Jon finds the mustacheod Grover Cleveland -- the lone Democrat to serve as President in the latter half of the 19th century -- to be underrated. And of course, there's the irresistable tidbit that he served two non-contiguous terms. Plus, from my point of view, he looks more like a walrus than any other American president. That surely puts him in both the better and the highly underrated categories.

Who, we wondered, served in that term that interrupted Cleveland's two? Since Wikipedia was down (and millions of students were no doubt facing incompletes on their term papers), I decided to take a look at Whitehouse.gov. Why not? That'd be a place where you'd find a list of POTUSs, don't you think?

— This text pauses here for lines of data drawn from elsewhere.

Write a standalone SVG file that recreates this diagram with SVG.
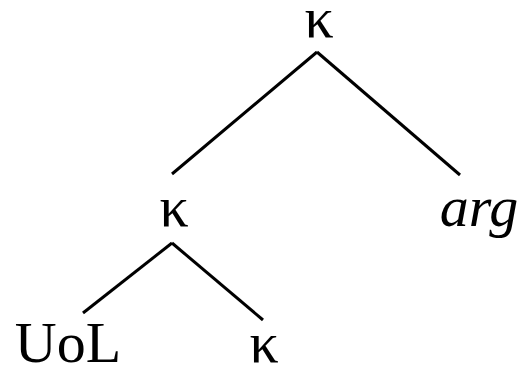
<svg xmlns="http://www.w3.org/2000/svg" width="527" height="371" viewBox="0 0 527 371">
<style>
.t{font-family:"Liberation Serif","DejaVu Serif",serif;font-size:58px;fill:#000;text-anchor:middle}
.i{font-style:italic}
.e{stroke:#000;stroke-width:3;fill:none}
</style>
<rect width="527" height="371" fill="#fff"/>
<g id="connectors">
<line class="e" x1="317" y1="52" x2="172" y2="174"/>
<line class="e" x1="317" y1="52" x2="460" y2="175"/>
<line class="e" x1="172" y1="243" x2="83" y2="313"/>
<line class="e" x1="172" y1="243" x2="263" y2="320"/>
</g>
<g id="n-root"><text class="t" x="319" y="37">κ</text></g>
<g id="n-mid"><text class="t" x="174" y="226">κ</text></g>
<g id="n-arg"><text class="t i" x="479" y="226">arg</text></g>
<g id="n-uol"><text class="t" x="68" y="362">UoL</text></g>
<g id="n-leaf"><text class="t" x="264" y="362">κ</text></g>
</svg>
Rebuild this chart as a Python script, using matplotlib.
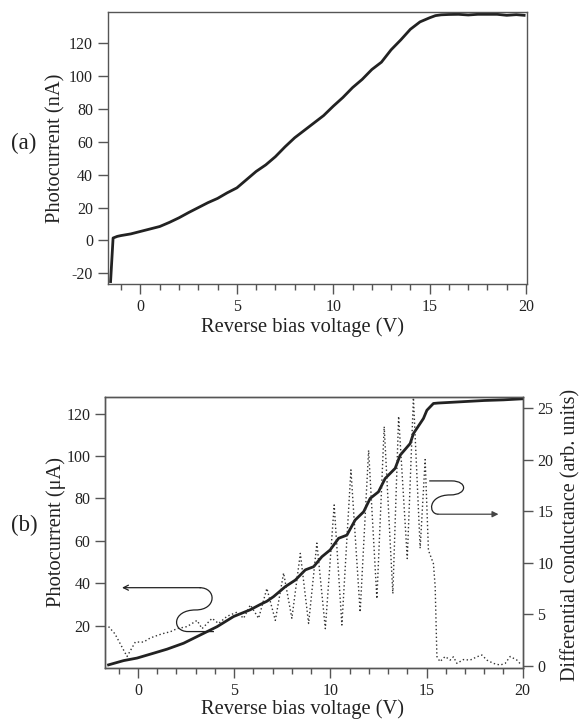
import matplotlib
matplotlib.use("Agg")
import matplotlib.pyplot as plt
from matplotlib.path import Path
from matplotlib.patches import PathPatch
from matplotlib.ticker import MultipleLocator

plt.rcParams['font.family'] = ['Liberation Serif', 'DejaVu Serif']
plt.rcParams['mathtext.fontset'] = 'stix'
plt.rcParams['axes.unicode_minus'] = False

# ---- data panel (a) ----
va = [-1.55, -1.42, -1.2, -1.0, -0.5, 0, 0.5, 1, 1.5, 2, 2.5, 3, 3.5, 4, 4.5, 5, 5.5,
      6, 6.5, 7, 7.5, 8, 8.5, 9, 9.5, 10, 10.5, 11, 11.5, 12, 12.5, 13, 13.5, 14, 14.5,
      15, 15.3, 15.6, 16, 16.5, 17, 17.5, 18, 18.5, 19, 19.5, 19.9]
ia = [-25, 1.5, 2.5, 3, 4, 5.5, 7, 8.5, 11, 13.8, 17, 20, 23, 25.6, 29, 32, 37,
      42, 46, 51, 57, 62.5, 67, 71.5, 76, 81.7, 87, 93, 98, 104, 108.5, 116, 122, 128.5, 133,
      135.5, 136.8, 137.3, 137.5, 137.6, 137.2, 137.6, 137.6, 137.6, 137.0, 137.4, 137.0]

# ---- data panel (b): photocurrent ----
vb = [-1.53, -0.75, -0.05, 0.81, 1.51, 2.37, 3.24, 4.11, 4.97, 5.84, 6.36, 6.7, 7.05, 7.66,
      8.18, 8.70, 9.13, 9.56, 9.99, 10.43, 10.86, 11.29, 11.73, 12.07, 12.5, 12.85, 13.37,
      13.63, 14.15, 14.32, 14.84, 15.02, 15.36, 15.6, 16, 17, 18, 19, 20]
ib = [1.5, 3.5, 4.7, 7, 8.9, 11.7, 15.6, 19.5, 24.3, 27.5, 30, 31.5, 33.7, 38.4,
      41.5, 46.3, 47.8, 52.5, 55.7, 61.2, 62.7, 69.8, 73.7, 80, 83.1, 89.4, 94.2,
      100.4, 105.9, 110.6, 117.7, 121.6, 124.8, 125.0, 125.2, 125.7, 126.2, 126.5, 127.0]

# ---- data panel (b): differential conductance ----
vd = [-1.53, -1.2, -0.57, -0.14, 0.29, 0.64, 1.25, 1.68, 2.03, 2.55, 3.07, 3.33, 3.85, 4.19,
      4.63, 5.15, 5.49, 5.84, 6.27, 6.7, 7.14, 7.57, 8.0, 8.44, 8.87, 9.3, 9.74, 10.2, 10.6,
      11.07, 11.55, 11.99, 12.42, 12.8, 13.25, 13.55, 14.0, 14.32, 14.67, 14.93, 15.1, 15.36,
      15.45, 15.54, 15.7, 15.97, 16.23, 16.4, 16.58, 16.92, 17.27, 17.62, 17.88, 18.14, 18.48,
      18.83, 19.09, 19.35, 19.7, 19.87]
gd = [3.8, 3.1, 0.9, 2.3, 2.3, 2.7, 3.1, 3.3, 3.6, 3.8, 4.4, 3.6, 4.6, 4.1,
      4.8, 5.2, 4.6, 5.9, 4.6, 7.5, 4.4, 9.0, 4.6, 10.9, 4.1, 11.9, 3.6, 15.6, 3.95,
      19.0, 5.2, 20.9, 6.5, 23.2, 7.0, 24.2, 10.4, 26.0, 11.4, 20.0, 11.2, 9.9,
      7.7, 0.9, 0.4, 0.9, 0.55, 0.87, 0.23, 0.6, 0.55, 0.87, 1.04, 0.55, 0.23,
      0.07, 0.23, 0.9, 0.55, 0.2]

xticks = [0, 5, 10, 15, 20]
yticks_a = [-20, 0, 20, 40, 60, 80, 100, 120]
yticks_b = [20, 40, 60, 80, 100, 120]
yticks_b2 = [0, 5, 10, 15, 20, 25]

SPINE = '#555555'
LINE = '#222222'
TXT = '#222222'
TICKSIZE = 11.5
LABELSIZE = 14.8

fig = plt.figure(figsize=(5.84, 7.24), dpi=100)

def spines(ax):
    for s in ax.spines.values():
        s.set_color(SPINE)
        s.set_linewidth(1.0)

def style(ax):
    spines(ax)
    ax.set_xticks(xticks)
    ax.xaxis.set_minor_locator(MultipleLocator(1))
    ax.tick_params(axis='both', which='major', direction='out', color=SPINE,
                   labelcolor=TXT, labelsize=TICKSIZE, width=1.0, length=7, pad=3.5)
    ax.tick_params(axis='x', which='minor', direction='out', color=SPINE,
                   width=1.0, length=4)

# ---- panel (a) ----
ax1 = fig.add_axes([0.1844, 0.6077, 0.718, 0.3757])
ax1.plot(va, ia, color=LINE, lw=2.0, solid_joinstyle='round')
ax1.set_xlim(-1.7, 20.05)
ax1.set_ylim(-26.5, 139)
ax1.set_yticks(yticks_a)
style(ax1)
ax1.set_xlabel('Reverse bias voltage (V)', fontsize=LABELSIZE, color=TXT)
ax1.set_ylabel('Photocurrent (nA)', fontsize=LABELSIZE, color=TXT)
ax1.xaxis.set_label_coords(0.4646, -0.122)
ax1.yaxis.set_label_coords(-0.0995, 0.5)
fig.text(0.041, 1 - 143 / 724, '(a)', fontsize=16.5, ha='center', va='center', color=TXT)

# ---- panel (b) ----
ax2 = fig.add_axes([0.1803, 0.0773, 0.7147, 0.3748])
ax3 = ax2.twinx()
ax2.plot(vb, ib, color=LINE, lw=2.0, solid_joinstyle='round', zorder=3)
ax3.plot(vd, gd, color='#333333', lw=1.0, linestyle=(0, (1, 1.8)))
ax2.set_xlim(-1.7, 20.0)
ax2.set_ylim(0, 128)
ax3.set_ylim(-0.22, 26.1)
ax2.set_yticks(yticks_b)
ax3.set_yticks(yticks_b2)
style(ax2)
spines(ax3)
ax3.tick_params(axis='y', which='major', direction='out', color=SPINE, labelcolor=TXT,
                labelsize=TICKSIZE, width=1.0, length=7, pad=3.5)
ax2.set_xlabel('Reverse bias voltage (V)', fontsize=LABELSIZE, color=TXT)
ax2.set_ylabel('Photocurrent (μA)', fontsize=LABELSIZE, color=TXT)
ax3.set_ylabel('Differential conductance (arb. units)', fontsize=14.5, color=TXT)
ax2.xaxis.set_label_coords(0.472, -0.116)
ax2.yaxis.set_label_coords(-0.094, 0.5)
ax3.yaxis.set_label_coords((561 - 105.3) / 417.4, 0.49)
fig.text(0.041, 1 - 525 / 724, '(b)', fontsize=16.5, ha='center', va='center', color=TXT)

# curly arrow pointing left (photocurrent axis)
codes = [Path.MOVETO, Path.LINETO,
         Path.CURVE4, Path.CURVE4, Path.CURVE4,
         Path.CURVE4, Path.CURVE4, Path.CURVE4]
verts = [(3.95, 17.2), (2.6, 17.2),
         (1.75, 17.2), (1.75, 27.4), (3.0, 27.4),
         (4.1, 27.4), (4.1, 37.9), (3.2, 37.9)]
ax2.add_patch(PathPatch(Path(verts, codes), fill=False, lw=0.9, color='#222222'))
ax2.annotate('', xy=(-0.83, 37.9), xytext=(3.25, 37.9),
             arrowprops=dict(arrowstyle='->', lw=0.9, color='#222222',
                             shrinkA=0, shrinkB=0, mutation_scale=9))

# curly arrow pointing right (conductance axis)
verts2 = [(15.14, 17.93), (16.3, 17.93),
          (17.15, 17.93), (17.15, 16.57), (16.23, 16.57),
          (15.07, 16.57), (15.07, 14.7), (15.62, 14.7)]
ax3.add_patch(PathPatch(Path(verts2, codes), fill=False, lw=0.9, color='#222222'))
ax3.annotate('', xy=(18.74, 14.7), xytext=(15.6, 14.7),
             arrowprops=dict(arrowstyle='-|>', lw=0.9, color='#444444',
                             shrinkA=0, shrinkB=0, mutation_scale=9))

fig.savefig('out.png', dpi=100)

Indeed. There's a list of past presidents, which quickly tells us that the answer is Benjamin Harrison. Another hirsute man, short at 5' 6", and not in the least bit walrus-y. But I digress. The point of the story is the look at the US Presidents you get from Whitehouse.gov.

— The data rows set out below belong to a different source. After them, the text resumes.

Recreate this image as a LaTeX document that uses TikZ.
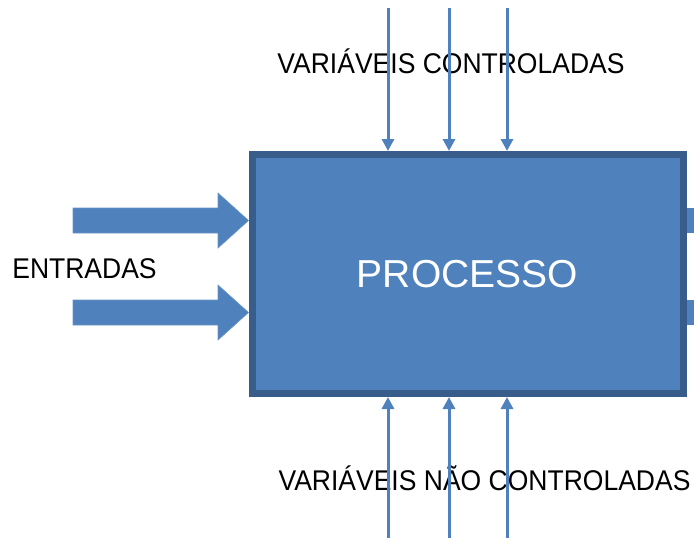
\documentclass[tikz,border=0pt]{standalone}
\usepackage{fontspec}
\setmainfont{Liberation Sans}
\newfontfamily\labelfont[FakeStretch=0.93]{Liberation Sans}
\usetikzlibrary{arrows.meta}
\definecolor{procblue}{HTML}{4F81BD}
\definecolor{procedge}{HTML}{385D8A}
\tikzset{
  caption/.style={anchor=base,inner sep=0pt,font=\labelfont\fontsize{28.5}{32}\selectfont},
  varline/.style={procblue,line width=3pt,-{Triangle[width=12pt,length=12pt]}},
  bigarrow/.style={fill=procblue,draw=procblue!85!white,line width=0.6pt}
}
\begin{document}
\begin{tikzpicture}[x=1pt,y=-1pt]
\useasboundingbox (0,0) rectangle (694,538);
% processo
\node[draw=procedge,fill=procblue,line width=7pt,minimum width=431pt,minimum height=239pt,
  inner sep=0pt,text=white,font=\fontsize{39}{43}\selectfont] (proc) at (467.5,274) {PROCESSO};
% textos
\node[caption] (ctrl) at (451,73.5) {VARIÁVEIS CONTROLADAS};
\node[caption] (entr) at (84.5,278.5) {ENTRADAS};
\node[caption] (nctrl) at (484.5,490.5) {VARIÁVEIS NÃO CONTROLADAS};
% entradas e saidas
\foreach \y in {220.5,312.5}{
  \draw[bigarrow] (73,\y-12.5) -- (218,\y-12.5) -- (218,\y-27.5) -- (proc.west |- 0,\y)
    -- (218,\y+27.5) -- (218,\y+12.5) -- (73,\y+12.5) -- cycle;
  \fill[procblue] (proc.east |- 0,\y-12.5) rectangle (700,\y+12.5);
}
% variaveis
\foreach \x [count=\i] in {388,449,507}{
  \coordinate (top\i) at (\x,8);
  \coordinate (bot\i) at (\x,538);
  \draw[varline] (top\i) -- (top\i |- proc.north);
  \draw[varline] (bot\i) -- (bot\i |- proc.south);
}
\end{tikzpicture}
\end{document}
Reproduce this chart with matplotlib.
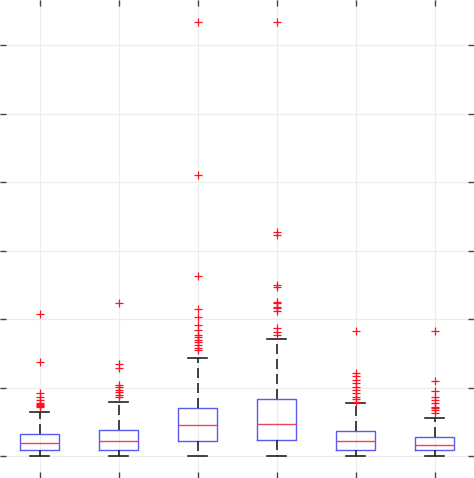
import numpy as np
import matplotlib
matplotlib.use('Agg')
import matplotlib.pyplot as plt

# box statistics (one entry per group)
positions = [1, 2, 3, 4, 5, 6]
whislo = [0.0, 0.0, 0.0, 0.0, 0.0, 0.0]
q1 = [0.088, 0.088, 0.22, 0.23, 0.088, 0.088]
med = [0.19, 0.22, 0.45, 0.47, 0.22, 0.16]
q3 = [0.32, 0.38, 0.70, 0.83, 0.36, 0.28]
whishi = [0.64, 0.79, 1.43, 1.71, 0.77, 0.55]
fliers = [
    [0.715, 0.73, 0.745, 0.76, 0.77, 0.82, 0.86, 0.92, 1.37, 2.07],
    [0.86, 0.89, 0.93, 0.96, 1.01, 1.04, 1.28, 1.34, 2.23],
    [1.55, 1.58, 1.62, 1.66, 1.69, 1.74, 1.77, 1.84, 1.91, 2.03, 2.15, 2.63, 4.10, 6.34],
    [1.77, 1.81, 1.87, 2.12, 2.16, 2.18, 2.23, 2.25, 2.47, 2.50, 3.23, 3.27, 6.34],
    [0.79, 0.83, 0.86, 0.92, 0.96, 1.01, 1.07, 1.11, 1.17, 1.21, 1.82],
    [0.63, 0.67, 0.70, 0.72, 0.77, 0.82, 0.86, 0.95, 1.09, 1.82],
]

stats = []
for i in range(len(positions)):
    stats.append({'whislo': whislo[i], 'q1': q1[i], 'med': med[i], 'q3': q3[i],
                  'whishi': whishi[i], 'fliers': fliers[i]})

fig = plt.figure(figsize=(4.74, 4.78), dpi=100)
ax = fig.add_axes([0, 0, 1, 1])

ax.bxp(stats, positions=positions, widths=0.5,
       boxprops=dict(color='#5a5af0', linewidth=1.0),
       medianprops=dict(color='#f04455', linewidth=1.0),
       whiskerprops=dict(color='#222222', linewidth=1.2, linestyle=(0, (6, 3))),
       capprops=dict(color='#222222', linewidth=1.2),
       flierprops=dict(marker='+', markeredgecolor='#ff1122', markersize=6,
                       markeredgewidth=0.9, linestyle='none'),
       capwidths=0.25)

ax.set_xlim(0.5, 6.5)
ax.set_ylim(-0.32, 6.66)
ax.set_xticks(positions)
ax.set_yticks(np.arange(0, 7))
ax.set_xticklabels([])
ax.set_yticklabels([])
ax.tick_params(direction='in', length=4, width=1, color='#444444',
               top=True, right=True, bottom=True, left=True)
ax.grid(True, color='#ececec', linewidth=0.8)
ax.set_axisbelow(True)
for s in ax.spines.values():
    s.set_visible(False)

fig.savefig('out.png', dpi=100)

Notice anything weird about the Presidential portraits? Young G.W. is the only one who found the need to have an American flag as a backdrop; he's got a much bigger smile than the others, as if he's awakened from a good night's sleep and doesn't have a care in the world. JFK's gaze is oddly cast down, something like that clue on the Abbey Road album cover that proved Paul McCartney was dead (in that case, Paul was the only one of the four without shoes). (I think the proof is that the real Paul McCartney was young and foolish rather than sanctimonious like the replacement Paul McCartney). LBJ cleaned up real nice.

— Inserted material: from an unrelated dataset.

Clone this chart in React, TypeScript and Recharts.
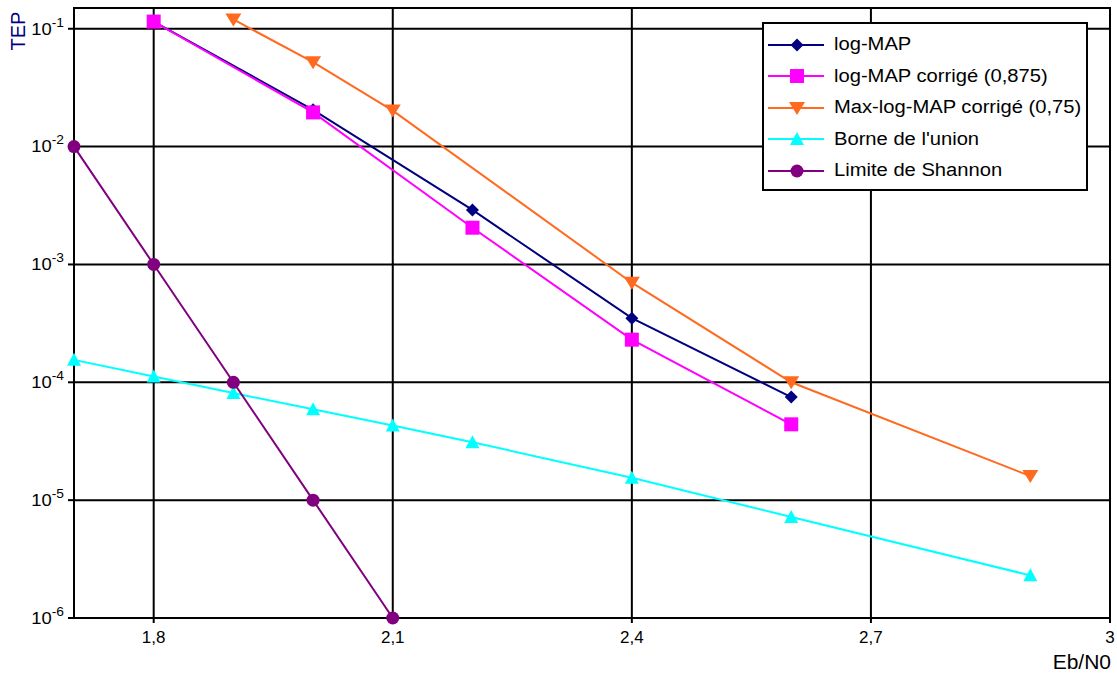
import React from "react";
import {
  LineChart,
  Line,
  XAxis,
  YAxis,
  CartesianGrid,
  Legend,
  ReferenceArea,
} from "recharts";

const FONT = '"Liberation Sans", Arial, Helvetica, sans-serif';

// Eb/N0 (dB) and TEP values
const logMapX = [1.8, 2.0, 2.2, 2.4, 2.6];
const logMapY = [0.115, 0.0205, 0.0029, 3.5e-4, 7.5e-5];

const logMapCorrX = [1.8, 2.0, 2.2, 2.4, 2.6];
const logMapCorrY = [0.115, 0.0195, 0.00205, 2.3e-4, 4.4e-5];

const maxLogMapX = [1.9, 2.0, 2.1, 2.4, 2.6, 2.9];
const maxLogMapY = [0.12, 0.052, 0.0202, 7.0e-4, 1.0e-4, 1.6e-5];

const unionX = [1.7, 1.8, 1.9, 2.0, 2.1, 2.2, 2.4, 2.6, 2.9];
const unionY = [1.55e-4, 1.12e-4, 8.1e-5, 5.9e-5, 4.3e-5, 3.1e-5, 1.55e-5, 7.2e-6, 2.3e-6];

const shannonX = [1.7, 1.8, 1.9, 2.0, 2.1];
const shannonY = [1e-2, 1e-3, 1e-4, 1e-5, 1e-6];

const xTicks = [1.8, 2.1, 2.4, 2.7, 3];
const yTicks = [1e-6, 1e-5, 1e-4, 1e-3, 1e-2, 1e-1];
const xDomain = [1.7, 3];
const yDomain = [1e-6, 0.15];

type Shape = "diamond" | "square" | "down" | "up" | "circle";

const SERIES: { name: string; color: string; shape: Shape; xs: number[]; ys: number[] }[] = [
  { name: "log-MAP", color: "#000080", shape: "diamond", xs: logMapX, ys: logMapY },
  { name: "log-MAP corrigé (0,875)", color: "#ff00ff", shape: "square", xs: logMapCorrX, ys: logMapCorrY },
  { name: "Max-log-MAP corrigé (0,75)", color: "#ff6a1f", shape: "down", xs: maxLogMapX, ys: maxLogMapY },
  { name: "Borne de l'union", color: "#00ffff", shape: "up", xs: unionX, ys: unionY },
  { name: "Limite de Shannon", color: "#800080", shape: "circle", xs: shannonX, ys: shannonY },
];

function MarkerShape({ cx, cy, shape, color }: { cx: number; cy: number; shape: Shape; color: string }) {
  if (cx == null || cy == null) return null;
  switch (shape) {
    case "diamond":
      return <path d={`M${cx},${cy - 6.5}L${cx + 6.5},${cy}L${cx},${cy + 6.5}L${cx - 6.5},${cy}Z`} fill={color} />;
    case "square":
      return <rect x={cx - 7} y={cy - 7} width={14} height={14} fill={color} />;
    case "down":
      return <path d={`M${cx - 8},${cy - 6}L${cx + 8},${cy - 6}L${cx},${cy + 7}Z`} fill={color} />;
    case "up":
      return <path d={`M${cx - 7},${cy + 6}L${cx + 7},${cy + 6}L${cx},${cy - 7}Z`} fill={color} />;
    default:
      return <circle cx={cx} cy={cy} r={6.5} fill={color} />;
  }
}

function YTick(props: any) {
  const { x, y, payload } = props;
  const exp = Math.round(Math.log10(payload.value));
  return (
    <text
      x={x}
      y={y}
      textAnchor="end"
      fontFamily={FONT}
      fontSize={16}
      fill="#000"
      transform={`translate(${x},0) scale(1.15,1) translate(${-x},0)`}
    >
      <tspan dy="0.36em">10</tspan>
      <tspan dy={-8} fontSize={12}>
        {exp}
      </tspan>
    </text>
  );
}

function LegendBox() {
  return (
    <div
      style={{
        width: 326,
        height: 169,
        boxSizing: "border-box",
        border: "2px solid #000",
        background: "#fff",
        padding: "5px 0 0 4px",
        fontFamily: FONT,
        fontSize: 18,
      }}
    >
      {SERIES.map((s) => (
        <div key={s.name} style={{ display: "flex", alignItems: "center", height: 31.5 }}>
          <svg width={56} height={20} style={{ flex: "none" }}>
            <line x1={0} y1={10} x2={56} y2={10} stroke={s.color} strokeWidth={2} />
            <MarkerShape cx={29} cy={10} shape={s.shape} color={s.color} />
          </svg>
          <span
            style={{
              marginLeft: 10,
              whiteSpace: "nowrap",
              display: "inline-block",
              transform: "scaleX(1.12)",
              transformOrigin: "left center",
            }}
          >
            {s.name}
          </span>
        </div>
      ))}
    </div>
  );
}

export default function App() {
  return (
    <div style={{ position: "absolute", left: 0, top: 0, width: 1117, height: 675, background: "#fff" }}>
      <LineChart width={1117} height={675} margin={{ top: 8, right: 7, left: 0, bottom: 0 }}>
        <CartesianGrid stroke="#000" strokeWidth={2} />
        <XAxis
          type="number"
          dataKey="x"
          domain={xDomain}
          ticks={xTicks}
          height={57}
          allowDuplicatedCategory={false}
          stroke="#000"
          strokeWidth={2}
          tickSize={5}
          tickMargin={8}
          tick={{ fill: "#000", fontSize: 17, fontFamily: FONT }}
          tickFormatter={(v: number) => String(v).replace(".", ",")}
        />
        <YAxis
          type="number"
          scale="log"
          domain={yDomain}
          ticks={yTicks}
          width={74}
          stroke="#000"
          strokeWidth={2}
          tickSize={6}
          tickMargin={4}
          tick={<YTick />}
        />
        <ReferenceArea
          x1={xDomain[0]}
          x2={xDomain[1]}
          y1={yDomain[0]}
          y2={yDomain[1]}
          fill="none"
          fillOpacity={0}
          stroke="#000"
          strokeWidth={2}
        />
        {SERIES.map((s) => (
          <Line
            key={s.name}
            name={s.name}
            data={s.xs.map((x, i) => ({ x, y: s.ys[i] }))}
            dataKey="y"
            stroke={s.color}
            strokeWidth={2}
            dot={(p: any) => <MarkerShape key={p.index} cx={p.cx} cy={p.cy} shape={s.shape} color={s.color} />}
            activeDot={false}
            isAnimationActive={false}
          />
        ))}
        <Legend
          layout="vertical"
          align="center"
          verticalAlign="middle"
          wrapperStyle={{ left: 762, top: 22, width: 326, height: 169 }}
          content={() => <LegendBox />}
        />
      </LineChart>
      <div
        style={{
          position: "absolute",
          left: 18,
          top: 31,
          transform: "translate(-50%, -50%) rotate(-90deg)",
          fontFamily: FONT,
          fontSize: 20,
          lineHeight: 1,
          color: "#000080",
          whiteSpace: "nowrap",
        }}
      >
        TEP
      </div>
      <div
        style={{
          position: "absolute",
          left: 1000,
          top: 650,
          width: 111,
          textAlign: "right",
          fontFamily: FONT,
          fontSize: 21,
          color: "#000",
        }}
      >
        Eb/N0
      </div>
    </div>
  );
}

But what you need to look at are the bios. For example, of the walrus-y Mr. Cleveland, it is said:

"A bachelor, Cleveland was ill at ease at first with all the comforts of the White House. "I must go to dinner," he wrote a friend, "but I wish it was to eat a pickled herring a Swiss cheese and a chop at Louis' instead of the French stuff I shall find."

Pickled herring? Perfect for a walrus.

And William McKinley, a president who was shot while in office, stood for "the full dinner pail" and "kept his ear so close to the ground that it was full of grasshoppers."

It's full of tidbits like this. No authorial credit can be found for these biographies either.

They're kinder to first ladies. There's a subtext of "stand by your man" and each was more gracious than can be imagined. No mention of the Republican cloth coat in Pat Nixon's bio. We don't get even a glimpse of pre-recovery Betty Ford (except to learn that she'd studied modern dance at Bennington and been a member of Martha Graham's troupe). Lady Bird, we learn, kept things running when LBJ had a major heart attack during his stint as Senate Majority Leader. No slouches among the first ladies.

Makes you wonder why they weren't the presidents.